Understanding regional differences is also important for policy advocates. The Northern Ireland Audit Office has repeatedly called for more granular modeling to anticipate the impact of Universal Credit migration on legacy claimants. By exploring the results across different council areas, community organisations can build evidence on how far actual awards deviate from theoretical entitlements when childcare, disability, or work hours shift unexpectedly.

Comparison of Median Household Metrics by Council

Council Area Median Household Income (£) Average Registered Childcare Cost (£/week) Estimated Households on Tax Credits
Belfast City 32,400 173 18,200
Lisburn & Castlereagh 34,100 160 9,500
Derry & Strabane 27,600 152 12,300
Causeway Coast & Glens 29,200 149 7,900
Mid Ulster 30,100 147 8,600

The table demonstrates why the calculator emphasises childcare costs. Belfast families face the highest weekly fees, which means the childcare element is often the deciding factor in whether their award survives after tapering. Meanwhile, Derry & Strabane households have lower incomes, so even modest childcare costs can still keep them within entitlement. By comparing your data against the table, you can calibrate expectations before you receive your official HMRC award notice.

Scenario Planning with the Calculator

Beyond a single calculation, the tool can be used for scenario planning to answer questions such as: What happens if my partner increases working hours? How much support disappears when my eldest child leaves college? Can I afford to pay for a new nursery place without losing all of my credits? Below are three practical exercises to try.

  1. Hours fluctuations: Enter your current hours and note the award. Then decrease the hours to 24 and observe how the working element adjusts. If you see a substantial drop, weigh the net take-home pay of reduced hours against the lower tax credit award.
  2. Childcare changes: Increase childcare costs by £100 per month to simulate a new nursery placement. The calculator will show how much of this is covered by the childcare element and whether the cap is reached.
  3. Income shock: Increase annual income by £5,000 to model overtime or a new job. Watch the taper reduce your award. If the drop is steep, consider whether contributing to a pension could reduce taxable income and preserve credits.

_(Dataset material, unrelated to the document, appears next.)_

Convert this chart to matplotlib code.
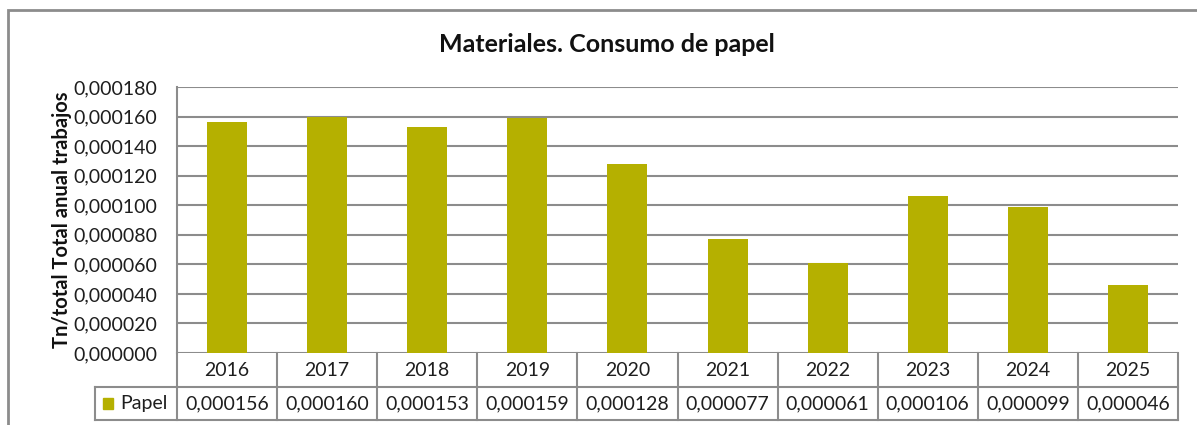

Impact of Disability Elements on Awards

Disability premiums are often misunderstood. Standard disability applies when a claimant receives Disability Living Allowance or Personal Independence Payment at certain rates. Severe disability requires the highest rate of care components and minimal household support. The calculator assumes evidence is available when you select these options. Because the disability elements are generous, they can counterbalance higher incomes. For example, a household earning £29,000 with one child and severe disability might still receive over £5,000 in annual credits, while the same household without disability qualifies for only £1,900. Claimants should maintain accurate records and update HMRC immediately if disability status changes to avoid future recovery actions.

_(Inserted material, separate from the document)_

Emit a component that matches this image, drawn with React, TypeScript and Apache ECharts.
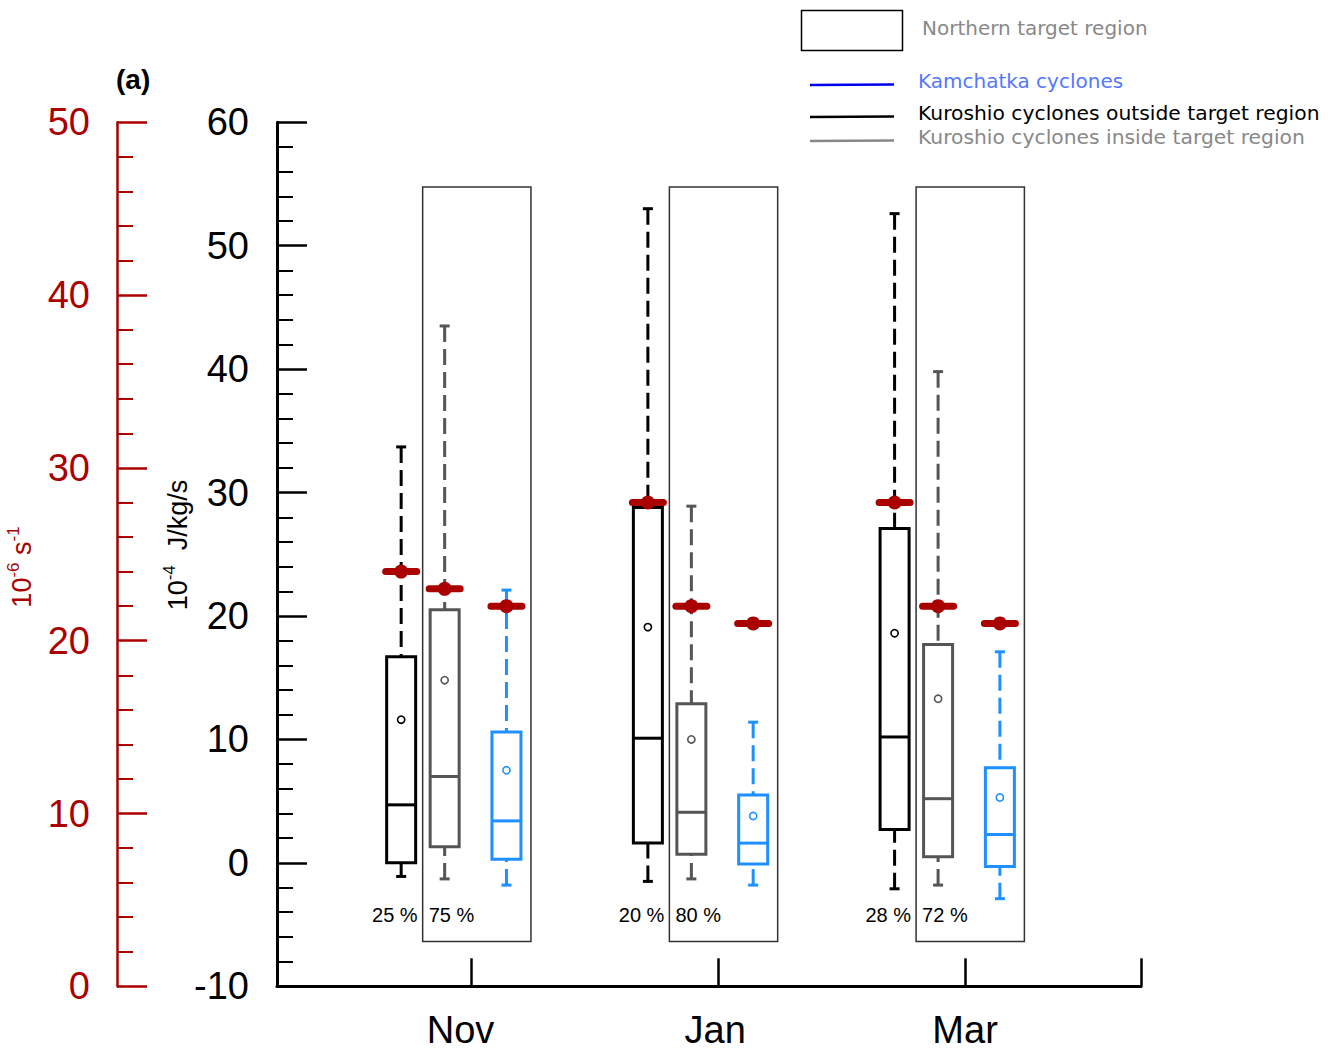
import React, { useEffect, useRef } from 'react';
import * as echarts from 'echarts';

// ---------------- data ----------------
const months = ['Nov', 'Jan', 'Mar'];
const outsidePct = [25, 20, 28];
const insidePct = [75, 80, 72];

// Kuroshio cyclones outside target region (10^-4 J/kg/s)
const outsideMin = [-1.1, -1.5, -2.1];
const outsideQ1 = [0.0, 1.6, 2.7];
const outsideMedian = [4.7, 10.1, 10.2];
const outsideQ3 = [16.7, 28.8, 27.1];
const outsideMax = [33.7, 53.0, 52.6];
const outsideMean = [11.6, 19.1, 18.6];

// Kuroshio cyclones inside target region
const insideMin = [-1.3, -1.3, -1.8];
const insideQ1 = [1.3, 0.7, 0.5];
const insideMedian = [7.0, 4.1, 5.2];
const insideQ3 = [20.5, 12.9, 17.7];
const insideMax = [43.5, 28.9, 39.8];
const insideMean = [14.8, 10.0, 13.3];

// Kamchatka cyclones
const kamMin = [-1.8, -1.8, -2.9];
const kamQ1 = [0.3, -0.1, -0.3];
const kamMedian = [3.4, 1.6, 2.3];
const kamQ3 = [10.6, 5.5, 7.7];
const kamMax = [22.1, 11.4, 17.1];
const kamMean = [7.5, 3.8, 5.3];

// red markers (10^-6 s^-1, red axis)
const outsideRed = [24, 28, 28];
const insideRed = [23, 22, 22];
const kamRed = [22, 21, 21];

// axis ranges
const leftTicksRed = [0, 10, 20, 30, 40, 50];
const leftTicksBlack = [-10, 0, 10, 20, 30, 40, 50, 60];

// ---------------- styling constants ----------------
const RED = '#AA0000';
const FONT = 'Liberation Sans, Arial, Helvetica, sans-serif';
const LEG_FONT = 'DejaVu Sans, Verdana, sans-serif';
const X_MIN = 0.211;
const X_MAX = 3.713;
const TARGET_TOP = 54.76;
const TARGET_BOTTOM = -6.37;
const PCT_Y = -4.2;

function boxData(mn: number[], q1: number[], md: number[], q3: number[], mx: number[], mean: number[]) {
  return months.map((_, i) => [i + 1, mn[i], q1[i], md[i], q3[i], mx[i], mean[i]]);
}

function boxSeries(data: number[][], color: string, lw: number, offsetPx: number) {
  return {
    type: 'custom',
    xAxisIndex: 0,
    yAxisIndex: 0,
    clip: false,
    silent: true,
    z: 3,
    encode: { x: 0, y: [1, 2, 3, 4, 5] },
    data,
    renderItem: (params: any, api: any) => {
      const xv = api.value(0);
      const x0 = api.coord([xv, 0])[0] + offsetPx;
      const y = (v: number) => api.coord([xv, v])[1];
      const yMin = y(api.value(1));
      const yQ1 = y(api.value(2));
      const yMed = y(api.value(3));
      const yQ3 = y(api.value(4));
      const yMax = y(api.value(5));
      const yMean = y(api.value(6));
      const hw = 14.5;
      const capW = 5;
      const dashStyle = { stroke: color, lineWidth: lw, lineDash: [16, 7] };
      const solid = { stroke: color, lineWidth: lw };
      return {
        type: 'group',
        children: [
          { type: 'line', shape: { x1: x0, y1: yMax, x2: x0, y2: yQ3 }, style: dashStyle },
          { type: 'line', shape: { x1: x0, y1: yMin, x2: x0, y2: yQ1 }, style: dashStyle },
          { type: 'line', shape: { x1: x0 - capW, y1: yMax, x2: x0 + capW, y2: yMax }, style: solid },
          { type: 'line', shape: { x1: x0 - capW, y1: yMin, x2: x0 + capW, y2: yMin }, style: solid },
          {
            type: 'rect',
            shape: { x: x0 - hw, y: yQ3, width: 2 * hw, height: yQ1 - yQ3 },
            style: { fill: '#fff', stroke: color, lineWidth: lw },
          },
          { type: 'line', shape: { x1: x0 - hw, y1: yMed, x2: x0 + hw, y2: yMed }, style: solid },
          {
            type: 'circle',
            shape: { cx: x0, cy: yMean, r: 3.6 },
            style: { fill: '#fff', stroke: color, lineWidth: 1.6 },
          },
        ],
      };
    },
  };
}

function redSeries(values: number[], offsetPx: number) {
  return {
    type: 'custom',
    xAxisIndex: 0,
    yAxisIndex: 1,
    clip: false,
    silent: true,
    z: 5,
    encode: { x: 0, y: 1 },
    data: months.map((_, i) => [i + 1, values[i]]),
    renderItem: (params: any, api: any) => {
      const p = api.coord([api.value(0), api.value(1)]);
      const x0 = p[0] + offsetPx;
      const y0 = p[1];
      return {
        type: 'group',
        children: [
          {
            type: 'line',
            shape: { x1: x0 - 15.5, y1: y0, x2: x0 + 15.5, y2: y0 },
            style: { stroke: RED, lineWidth: 7, lineCap: 'round' },
          },
          { type: 'circle', shape: { cx: x0, cy: y0, r: 7 }, style: { fill: RED } },
        ],
      };
    },
  };
}

const OFF_OUT = -70.5;
const OFF_IN = -27;
const OFF_KAM = 34.8;

export default function App() {
  const ref = useRef<HTMLDivElement>(null);

  useEffect(() => {
    if (!ref.current) return;
    const chart = echarts.init(ref.current, null, { renderer: 'svg' });

    const option: any = {
      animation: false,
      backgroundColor: '#ffffff',
      grid: {
        left: 277,
        top: 122.3,
        width: 864,
        height: 864,
        containLabel: false,
        outerBoundsMode: 'none',
      },
      xAxis: {
        type: 'value',
        min: X_MIN,
        max: X_MAX,
        axisLine: { show: true, onZero: false, lineStyle: { color: '#000', width: 3 } },
        axisTick: {
          show: true,
          inside: true,
          length: 28,
          lineStyle: { color: '#000', width: 2.5 },
          customValues: [1, 2, 3, X_MAX],
        },
        axisLabel: {
          show: true,
          customValues: [0.955, 1.987, 3],
          formatter: (v: number) => months[Math.round(v) - 1] || '',
          fontSize: 38,
          fontFamily: FONT,
          color: '#000',
          margin: 25,
        },
        splitLine: { show: false },
      },
      yAxis: [
        {
          type: 'value',
          min: leftTicksBlack[0],
          max: leftTicksBlack[leftTicksBlack.length - 1],
          interval: 10,
          position: 'left',
          axisLine: { show: true, onZero: false, lineStyle: { color: '#000', width: 3 } },
          axisTick: { show: true, inside: true, length: 30, lineStyle: { color: '#000', width: 2.5 } },
          minorTick: { show: true, splitNumber: 5, length: 16, lineStyle: { color: '#000', width: 2 } },
          axisLabel: { fontSize: 38, fontFamily: FONT, color: '#000', margin: 28 },
          splitLine: { show: false },
          minorSplitLine: { show: false },
        },
        {
          type: 'value',
          min: leftTicksRed[0],
          max: leftTicksRed[leftTicksRed.length - 1],
          interval: 10,
          position: 'left',
          offset: 160,
          axisLine: { show: true, onZero: false, lineStyle: { color: RED, width: 2.5 } },
          axisTick: { show: true, inside: true, length: 30, lineStyle: { color: RED, width: 2.5 } },
          minorTick: { show: true, splitNumber: 5, length: 16, lineStyle: { color: RED, width: 2 } },
          axisLabel: { fontSize: 38, fontFamily: FONT, color: RED, margin: 27 },
          splitLine: { show: false },
          minorSplitLine: { show: false },
        },
      ],
      series: [
        // target region rectangles
        {
          type: 'custom',
          xAxisIndex: 0,
          yAxisIndex: 0,
          clip: false,
          silent: true,
          z: 1,
          encode: { x: 0 },
          data: months.map((_, i) => [i + 1]),
          renderItem: (params: any, api: any) => {
            const xv = api.value(0);
            const xc = api.coord([xv, 0])[0];
            const yt = api.coord([xv, TARGET_TOP])[1];
            const yb = api.coord([xv, TARGET_BOTTOM])[1];
            return {
              type: 'rect',
              shape: { x: xc - 49, y: yt, width: 108.3, height: yb - yt },
              style: { fill: 'none', stroke: '#333', lineWidth: 1.5 },
            };
          },
        },
        boxSeries(boxData(outsideMin, outsideQ1, outsideMedian, outsideQ3, outsideMax, outsideMean), '#000000', 3, OFF_OUT),
        boxSeries(boxData(insideMin, insideQ1, insideMedian, insideQ3, insideMax, insideMean), '#555555', 3, OFF_IN),
        boxSeries(boxData(kamMin, kamQ1, kamMedian, kamQ3, kamMax, kamMean), '#1E90FF', 3, OFF_KAM),
        redSeries(outsideRed, OFF_OUT),
        redSeries(insideRed, OFF_IN),
        redSeries(kamRed, OFF_KAM),
        // percentages
        {
          type: 'custom',
          xAxisIndex: 0,
          yAxisIndex: 0,
          clip: false,
          silent: true,
          z: 4,
          encode: { x: 0 },
          data: months.map((_, i) => [i + 1, outsidePct[i], insidePct[i]]),
          renderItem: (params: any, api: any) => {
            const xv = api.value(0);
            const p = api.coord([xv, PCT_Y]);
            const st = { fill: '#000', fontSize: 20, fontFamily: FONT, verticalAlign: 'middle' };
            return {
              type: 'group',
              children: [
                { type: 'text', x: p[0] - 54, y: p[1], style: { ...st, text: api.value(1) + ' %', align: 'right' } },
                { type: 'text', x: p[0] - 43, y: p[1], style: { ...st, text: api.value(2) + ' %', align: 'left' } },
              ],
            };
          },
        },
      ],
      graphic: [
        { type: 'text', x: 116, y: 79, style: { text: '(a)', fill: '#000', font: `bold 28px ${FONT}`, align: 'left', verticalAlign: 'middle' } },
        {
          type: 'text',
          x: 20,
          y: 567,
          rotation: Math.PI / 2,
          style: {
            text: '{n|10}{s|-6}{n| s}{s|-1}',
            align: 'center',
            verticalAlign: 'middle',
            rich: {
              n: { fontSize: 27, fontFamily: FONT, fill: RED, color: RED, lineHeight: 31, verticalAlign: 'bottom' },
              s: { fontSize: 17, fontFamily: FONT, fill: RED, color: RED, lineHeight: 17, verticalAlign: 'top' },
            },
          },
        },
        {
          type: 'text',
          x: 176,
          y: 545,
          rotation: Math.PI / 2,
          style: {
            text: '{n|10}{s|-4}{n|  J/kg/s}',
            align: 'center',
            verticalAlign: 'middle',
            rich: {
              n: { fontSize: 27, fontFamily: FONT, fill: '#000', color: '#000', lineHeight: 31, verticalAlign: 'bottom' },
              s: { fontSize: 17, fontFamily: FONT, fill: '#000', color: '#000', lineHeight: 17, verticalAlign: 'top' },
            },
          },
        },
        // legend
        { type: 'rect', shape: { x: 801.5, y: 10.5, width: 101, height: 40 }, style: { fill: '#fff', stroke: '#000', lineWidth: 1.5 } },
        { type: 'text', x: 922, y: 28, style: { text: 'Northern target region', fill: '#888888', font: `20px ${LEG_FONT}`, verticalAlign: 'middle' } },
        { type: 'line', shape: { x1: 810, y1: 85, x2: 894, y2: 84.5 }, style: { stroke: '#0000EE', lineWidth: 2.5 } },
        { type: 'text', x: 918, y: 81, style: { text: 'Kamchatka cyclones', fill: '#5577FF', font: `20px ${LEG_FONT}`, verticalAlign: 'middle' } },
        { type: 'line', shape: { x1: 810, y1: 117, x2: 894, y2: 116.5 }, style: { stroke: '#000000', lineWidth: 2.5 } },
        { type: 'text', x: 918, y: 113, style: { text: 'Kuroshio cyclones outside target region', fill: '#000', font: `20.3px ${LEG_FONT}`, verticalAlign: 'middle' } },
        { type: 'line', shape: { x1: 810, y1: 141, x2: 894, y2: 140.5 }, style: { stroke: '#888888', lineWidth: 2.5 } },
        { type: 'text', x: 918, y: 137, style: { text: 'Kuroshio cyclones inside target region', fill: '#888888', font: `20.3px ${LEG_FONT}`, verticalAlign: 'middle' } },
      ],
    };

    chart.setOption(option);
    return () => {
      chart.dispose();
    };
  }, []);

  return (
    <div
      ref={ref}
      style={{ position: 'fixed', left: 0, top: 0, width: 1328, height: 1056, background: '#fff' }}
    />
  );
}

Additional Data for Strategic Planning

Household Type Average Annual Award (£) Average Income (£) Share with Childcare Element (%)
Single parent, 1 child 4,950 19,800 38
Couple, 2 children 3,720 28,400 41
Couple, 3 children 4,260 30,600 49
Household with disability premium 6,430 25,100 34

These figures draw on aggregated HMRC datasets and illustrate how the disability element elevates average awards even though incomes are similar. When using the calculator, compare your result with these averages to ensure there are no dramatic discrepancies. If your award seems much lower, double-check your inputs: perhaps your childcare costs are lower than average, or your income is slightly above the median which increases the taper effect. Conversely, if the calculator predicts an unusually high award, it may indicate you overlooked a detail such as reporting partner income or child benefit overlaps.

Frequently Asked Technical Questions

How does the taper operate? The calculator subtracts 41% of any income that exceeds £17,005 from the combined elements. This ensures the taper is progressive—the higher your income beyond the threshold, the faster your award declines. Because the taper is linear, every £1 over the threshold reduces your award by 41 pence until it reaches zero.

Does the calculator handle two-child limit rules? The sliders assume legacy claims where the two-child limit may not apply due to transitional protection or exemptions. If you started claiming after April 2017 and have more than two children without exemptions, you should only enter the number of children for which you receive payment.

Why is childcare capped? Statutory rules cap the childcare element to £175 per week for one child or £300 for two or more. To keep the model conservative, the calculator uses the lower cap to avoid overestimating entitlement. If you have more than one child in childcare, treat the output as a minimum estimate.

What happens when Universal Credit replaces tax credits? Once you migrate to Universal Credit, the legacy tax credit calculation no longer applies. However, the same financial indicators remain useful because UC still tapers income and offers childcare subsidies. Therefore, practicing with this calculator helps you understand the broader income-work-childcare trade-offs that UC will also evaluate.

Action Steps After Using the Calculator

1. Report changes promptly: If the calculator shows significant changes when you adjust income or childcare figures, contact HMRC or your local Jobs & Benefits office. Early reporting prevents overpayments and protects your credit score.

2. Document your figures: Keep digital or paper copies of payslips, childcare invoices, and disability letters. When HMRC conducts a compliance check, detailed records reduce stress and accelerate resolution.

3. Seek professional advice: Advice NI, Citizens Advice, and specialist welfare rights organisations offer tailored guidance. Bring calculator outputs to your appointment so advisers can validate the assumptions and run more detailed calculations.

4. Plan for migration: Universal Credit migration notices usually give households three months to submit a claim. Use the calculator to estimate what you currently receive and compare it to provisional UC calculations. This comparison will help you determine whether to request transitional protection or budgeting advances.

With these steps, the calculator becomes more than a simple tool—it turns into a strategic planning companion for households navigating the complexities of tax credits in Northern Ireland.